Weaving for Life dicetuskan pertama kali oleh Lawe dan didukung oleh GEF SGP (Global Environment Facility- Small Grant Programme) Indonesia. Bermula dari cerita masyarakat Tiga Batu Tungku, yaitu Suku Molo, Amanatun dan Amanuban, di Kabupaten Timor Tengah Selatan, NTT yang mempergunakan tenun tradisional sebagai salah satu ‘media’ mengusir tambang marmer dari wilayah mereka. Tenun di wilayah tersebut memiliki cerita sejarah yang luar biasa dan merupakan media ekonomi bagi perempuan untuk membantu keluarga, juga media untuk menyuarakan kepentingan perempuan. Sayang nilai jualnya masih rendah dan mutunya pun ada yang masih kurang baik.

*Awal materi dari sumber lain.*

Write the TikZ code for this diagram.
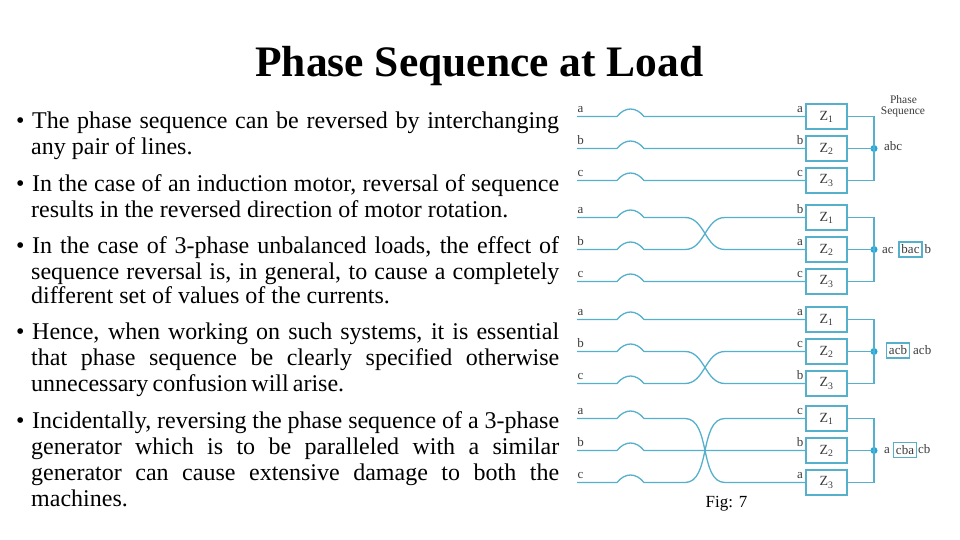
\documentclass[tikz,border=0pt]{standalone}
\usepackage{fontspec}
\setmainfont{Liberation Serif}
\newcommand{\jl}[1]{\makebox[527pt][s]{#1}}
\newcommand{\hump}{-- ++(40,0) .. controls +(8,-10) and +(-8,-10) .. ++(27,0)}
\newcommand{\grp}[7]{%
  \node[zbox] (#1z1) at (826.5,#2) {Z\textsubscript{1}};
  \node[zbox] (#1z2) at (826.5,#3) {Z\textsubscript{2}};
  \node[zbox] (#1z3) at (826.5,#4) {Z\textsubscript{3}};
  \coordinate (#1l1) at (577,#2);
  \coordinate (#1l2) at (577,#3);
  \coordinate (#1l3) at (577,#4);
  \node[wlabel] (#1ta) at (580.5,#2-4) {a};
  \node[wlabel] (#1tb) at (580.5,#3-4) {b};
  \node[wlabel] (#1tc) at (580.5,#4-4) {c};
  \node[wlabel] (#1ra) at (800,#2-4) {#5};
  \node[wlabel] (#1rb) at (800,#3-4) {#6};
  \node[wlabel] (#1rc) at (800,#4-4) {#7};
  \node[jdot] (#1j) at (874,#3) {};
  \draw[wire] (#1z1.east) -| (#1j.center);
  \draw[wire] (#1z3.east) -| (#1j.center);
  \draw[wire] (#1z2.east) -- (#1j.center);
}
\tikzset{
  bodytext/.style={inner sep=0pt,font=\fontsize{24pt}{25.5pt}\selectfont,text=black},
  wire/.style={draw=wirecol,line width=1.3pt},
  zbox/.style={draw=wirecol,line width=1.3pt,minimum width=41pt,minimum height=25pt,inner sep=0pt,fill=white,text=zdark,font=\fontsize{14pt}{14pt}\selectfont},
  wlabel/.style={inner sep=0pt,anchor=base,text=zdark,font=\fontsize{13pt}{13pt}\selectfont},
  seqtext/.style={inner sep=0pt,anchor=base west,text=zdark,font=\fontsize{13pt}{13pt}\selectfont},
  seqbox/.style={seqtext,anchor=center,draw=wirecol,line width=1.2pt,minimum width=23pt,minimum height=15pt},
  jdot/.style={circle,fill=dotcol,inner sep=0pt,minimum size=7pt},
}
\definecolor{wirecol}{HTML}{55B0CC}
\definecolor{dotcol}{HTML}{1AA7E0}
\definecolor{zdark}{HTML}{3A3A3A}
\begin{document}
\begin{tikzpicture}[x=1pt,y=-1pt]
\useasboundingbox (0,0) rectangle (960,540);
\node[inner sep=0pt,anchor=base,font=\bfseries\fontsize{43.5pt}{44pt}\selectfont] (title) at (479.5,77) {Phase Sequence at Load};
\node[bodytext,anchor=base west] (b1) at (16,129) {•};
\node[bodytext,anchor=base west] (b2) at (16,191) {•};
\node[bodytext,anchor=base west] (b3) at (16,253) {•};
\node[bodytext,anchor=base west] (b4) at (16,339.5) {•};
\node[bodytext,anchor=base west] (b5) at (16,428) {•};
\node[bodytext,anchor=base west] (t11) at (32,129) {\jl{The phase sequence can be reversed by interchanging}};
\node[bodytext,anchor=base west] (t12) at (31,155) {any pair of lines.};
\node[bodytext,anchor=base west] (t21) at (32,191) {\jl{In the case of an induction motor, reversal of sequence}};
\node[bodytext,anchor=base west] (t22) at (31,217) {results in the reversed direction of motor rotation.};
\node[bodytext,anchor=base west] (t31) at (32,253) {\jl{In the case of 3-phase unbalanced loads, the effect of}};
\node[bodytext,anchor=base west] (t32) at (31,279) {\makebox[528pt][s]{sequence reversal is, in general, to cause a completely}};
\node[bodytext,anchor=base west] (t33) at (31,303.5) {different set of values of the currents.};
\node[bodytext,anchor=base west] (t41) at (32,339.5) {\jl{Hence, when working on such systems, it is essential}};
\node[bodytext,anchor=base west] (t42) at (31,365.5) {\makebox[528pt][s]{that phase sequence be clearly specified otherwise}};
\node[bodytext,anchor=base west] (t43) at (31,391) {\makebox[313pt][s]{unnecessary confusion will arise.}};
\node[bodytext,anchor=base west] (t51) at (32,428) {\jl{Incidentally, reversing the phase sequence of a 3-phase}};
\node[bodytext,anchor=base west] (t52) at (31,454) {\makebox[528pt][s]{generator which is to be paralleled with a similar}};
\node[bodytext,anchor=base west] (t53) at (31,480) {\makebox[528pt][s]{generator can cause extensive damage to both the}};
\node[bodytext,anchor=base west] (t54) at (31,506) {machines.};
% group 1
\grp{A}{116.5}{148.5}{180.5}{a}{b}{c}
\draw[wire] (Al1) \hump -- (Az1.west);
\draw[wire] (Al2) \hump -- (Az2.west);
\draw[wire] (Al3) \hump -- (Az3.west);
\node[wlabel,font=\fontsize{11.5pt}{11.5pt}\selectfont] (Ps1) at (903.5,104) {Phase};
\node[wlabel,font=\fontsize{11.5pt}{11.5pt}\selectfont] (Ps2) at (903,115) {Sequence};
\node[seqtext] (As) at (884,151) {abc};
% group 2
\grp{B}{217.5}{249.5}{281.5}{b}{a}{c}
\draw[wire] (Bl1) \hump -- (685,217.5) .. controls (705,217.5) and (705,249.5) .. (725,249.5) -- (Bz2.west);
\draw[wire] (Bl2) \hump -- (685,249.5) .. controls (705,249.5) and (705,217.5) .. (725,217.5) -- (Bz1.west);
\draw[wire] (Bl3) \hump -- (Bz3.west);
\node[seqtext] (Bs1) at (882,253) {ac};
\node[seqbox] (Bs2) at (910.5,249.5) {bac};
\node[seqtext] (Bs3) at (924.5,253) {b};
% group 3
\grp{C}{319.5}{351.5}{383.5}{a}{c}{b}
\draw[wire] (Cl1) \hump -- (Cz1.west);
\draw[wire] (Cl2) \hump -- (685,351.5) .. controls (705,351.5) and (705,383.5) .. (725,383.5) -- (Cz3.west);
\draw[wire] (Cl3) \hump -- (685,383.5) .. controls (705,383.5) and (705,351.5) .. (725,351.5) -- (Cz2.west);
\node[seqbox] (Cs1) at (898,350.5) {acb};
\node[seqtext] (Cs2) at (913,354) {acb};
% group 4
\grp{D}{418.5}{450.5}{482.5}{c}{b}{a}
\draw[wire] (Dl1) \hump -- (685,418.5) .. controls (711,418.5) and (699,482.5) .. (725,482.5) -- (Dz3.west);
\draw[wire] (Dl2) \hump -- (Dz2.west);
\draw[wire] (Dl3) \hump -- (685,482.5) .. controls (711,482.5) and (699,418.5) .. (725,418.5) -- (Dz1.west);
\node[seqtext] (Ds1) at (884,453) {a};
\node[seqbox] (Ds2) at (905,450) {cba};
\node[seqtext] (Ds3) at (918,453) {cb};
\node[inner sep=0pt,anchor=base,font=\fontsize{17pt}{17pt}\selectfont] (fig) at (726.5,507) {Fig: 7};
\end{tikzpicture}
\end{document}
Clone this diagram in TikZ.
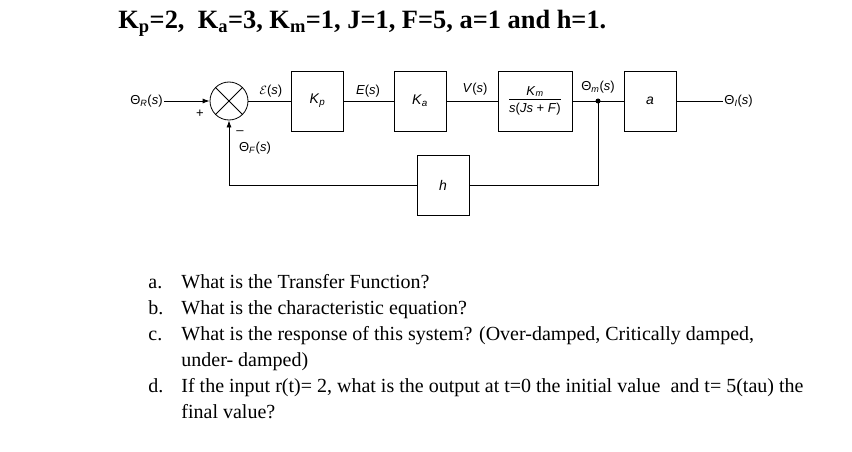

Kegiatan awal Weaving for Life dimulai dengan menggandeng tiga desainer muda asal Yogyakarta. Mereka adalah Lia Popperca, Lulu Lutfi Labibi, dan Dede Bastam yang secara khusus mendesain karya busana mereka dengan menggunakan bahan dasar kain khas Molo, Amanatun, dan Amanuban. Hasil keuntungan penjualan baju-baju tersebut digunakan untuk meningkatkan mutu tenun di ketiga wilayah tersebut dengan pembelian benang dan pewarnaan yang tidak luntur juga pembelian mesin jahit untuk membuat produk turunan tenun.